> **WHAT NEEDS TO BE DONE**
Reproduce the listing below exactly. Pictures do not belong in the copy.

> **DATA EXTRACT**
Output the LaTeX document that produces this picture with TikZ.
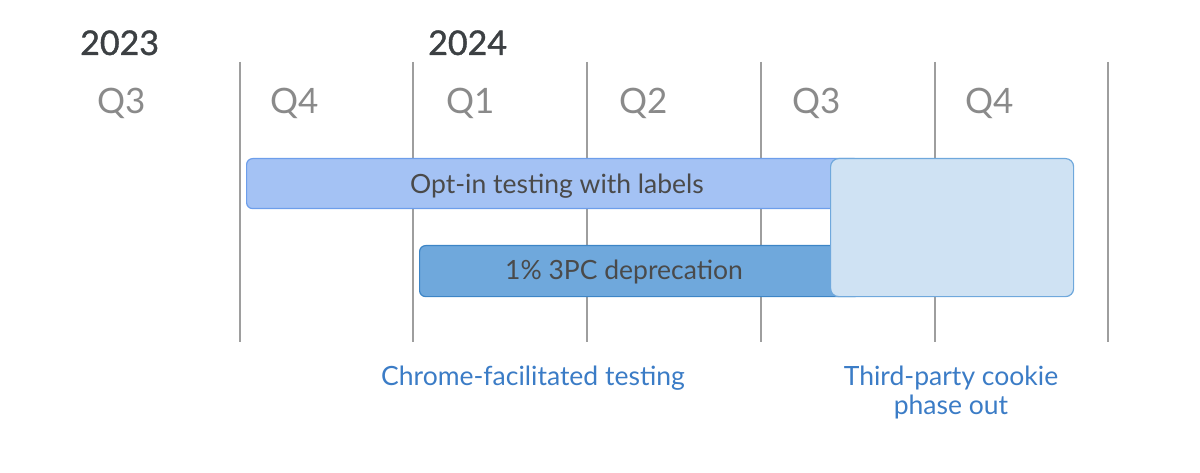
\documentclass[tikz,border=0pt]{standalone}
\usepackage{fontspec}
\setmainfont{Lato}
\newfontfamily\yearfont{Lato}[FakeBold=1.2]
\usepackage{xcolor}
\definecolor{yeargray}{HTML}{3C4043}
\definecolor{qgray}{HTML}{8A8A8A}
\definecolor{linegray}{HTML}{9E9E9E}
\definecolor{optfill}{HTML}{A4C2F4}
\definecolor{optdraw}{HTML}{6D9EEB}
\definecolor{depfill}{HTML}{6FA8DC}
\definecolor{depdraw}{HTML}{3D85C6}
\definecolor{phasefill}{HTML}{CFE2F3}
\definecolor{phasedraw}{HTML}{6FA8DC}
\definecolor{bartext}{HTML}{4A4A4A}
\definecolor{labelblue}{HTML}{3B7CC6}

\begin{document}
\begin{tikzpicture}[x=1pt, y=-1pt]
        % ================= 样式 =================
        \tikzset{
            year/.style={anchor=base west, font=\yearfont\fontsize{34}{36}\selectfont, text=yeargray, inner sep=0pt},
            quarter/.style={anchor=base west, font=\fontsize{35}{38}\selectfont, text=qgray, inner sep=0pt},
            qline/.style={line width=2pt, linegray},
            bar/.style={rectangle, rounded corners=6pt, line width=1.2pt, anchor=north west, inner sep=0pt},
            optbar/.style={bar, fill=optfill, draw=optdraw},
            depbar/.style={bar, fill=depfill, draw=depdraw},
            phasebox/.style={bar, fill=phasefill, draw=phasedraw, rounded corners=8pt},
            bartxt/.style={font=\fontsize{26.5}{28}\selectfont, text=bartext, inner sep=0pt},
            bluetxt/.style={font=\fontsize{26.5}{29}\selectfont, text=labelblue, align=center, inner sep=0pt}
        }

        \useasboundingbox (0,0) rectangle (1200,473);

        % ================= 年份与季度 =================
        \node[year] (y2023) at (80,55) {2023};
        \node[year] (y2024) at (428,55) {2024};

        \foreach \q/\x [count=\i] in {Q3/97, Q4/270, Q1/446, Q2/619, Q3/792, Q4/965} {
            \node[quarter] (q\i) at (\x,114) {\q};
        }

        % 竖线
        \foreach \x [count=\i] in {240, 413, 587, 761, 935, 1108} {
            \coordinate (t\i) at (\x,62);
            \coordinate (b\i) at (\x,342);
            \draw[qline] (t\i) -- (b\i);
        }

        % ================= 条形 =================
        \node[optbar, minimum width=614pt, minimum height=50pt] (opt) at (246,158) {};
        \node[depbar, minimum width=441pt, minimum height=51pt] (dep) at (419,245) {};
        \node[phasebox, minimum width=243pt, minimum height=138pt] (phase) at (830,158) {};

        \node[bartxt] (opttxt) at (557,186) {Opt-in testing with labels};
        \node[bartxt] (deptxt) at (624,272) {1\% 3PC deprecation};

        % ================= 底部标注 =================
        \node[bluetxt, anchor=base] (chrome) at (533,385) {Chrome-facilitated testing};
        \node[bluetxt, anchor=base] (third) at (951,414) {Third-party cookie\\phase out};

    \end{tikzpicture}
\end{document}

> **FINAL ANSWER**
Output the LaTeX document that produces this picture with TikZ.
\documentclass[tikz,border=0pt]{standalone}
\usepackage{fontspec}
\setmainfont{Lato}
\newfontfamily\yearfont{Lato}[FakeBold=1.2]
\usepackage{xcolor}
\definecolor{yeargray}{HTML}{3C4043}
\definecolor{qgray}{HTML}{8A8A8A}
\definecolor{linegray}{HTML}{9E9E9E}
\definecolor{optfill}{HTML}{A4C2F4}
\definecolor{optdraw}{HTML}{6D9EEB}
\definecolor{depfill}{HTML}{6FA8DC}
\definecolor{depdraw}{HTML}{3D85C6}
\definecolor{phasefill}{HTML}{CFE2F3}
\definecolor{phasedraw}{HTML}{6FA8DC}
\definecolor{bartext}{HTML}{4A4A4A}
\definecolor{labelblue}{HTML}{3B7CC6}

\begin{document}
\begin{tikzpicture}[x=1pt, y=-1pt]
        % ================= 样式 =================
        \tikzset{
            year/.style={anchor=base west, font=\yearfont\fontsize{34}{36}\selectfont, text=yeargray, inner sep=0pt},
            quarter/.style={anchor=base west, font=\fontsize{35}{38}\selectfont, text=qgray, inner sep=0pt},
            qline/.style={line width=2pt, linegray},
            bar/.style={rectangle, rounded corners=6pt, line width=1.2pt, anchor=north west, inner sep=0pt},
            optbar/.style={bar, fill=optfill, draw=optdraw},
            depbar/.style={bar, fill=depfill, draw=depdraw},
            phasebox/.style={bar, fill=phasefill, draw=phasedraw, rounded corners=8pt},
            bartxt/.style={font=\fontsize{26.5}{28}\selectfont, text=bartext, inner sep=0pt},
            bluetxt/.style={font=\fontsize{26.5}{29}\selectfont, text=labelblue, align=center, inner sep=0pt}
        }

        \useasboundingbox (0,0) rectangle (1200,473);

        % ================= 年份与季度 =================
        \node[year] (y2023) at (80,55) {2023};
        \node[year] (y2024) at (428,55) {2024};

        \foreach \q/\x [count=\i] in {Q3/97, Q4/270, Q1/446, Q2/619, Q3/792, Q4/965} {
            \node[quarter] (q\i) at (\x,114) {\q};
        }

        % 竖线
        \foreach \x [count=\i] in {240, 413, 587, 761, 935, 1108} {
            \coordinate (t\i) at (\x,62);
            \coordinate (b\i) at (\x,342);
            \draw[qline] (t\i) -- (b\i);
        }

        % ================= 条形 =================
        \node[optbar, minimum width=614pt, minimum height=50pt] (opt) at (246,158) {};
        \node[depbar, minimum width=441pt, minimum height=51pt] (dep) at (419,245) {};
        \node[phasebox, minimum width=243pt, minimum height=138pt] (phase) at (830,158) {};

        \node[bartxt] (opttxt) at (557,186) {Opt-in testing with labels};
        \node[bartxt] (deptxt) at (624,272) {1\% 3PC deprecation};

        % ================= 底部标注 =================
        \node[bluetxt, anchor=base] (chrome) at (533,385) {Chrome-facilitated testing};
        \node[bluetxt, anchor=base] (third) at (951,414) {Third-party cookie\\phase out};

    \end{tikzpicture}
\end{document}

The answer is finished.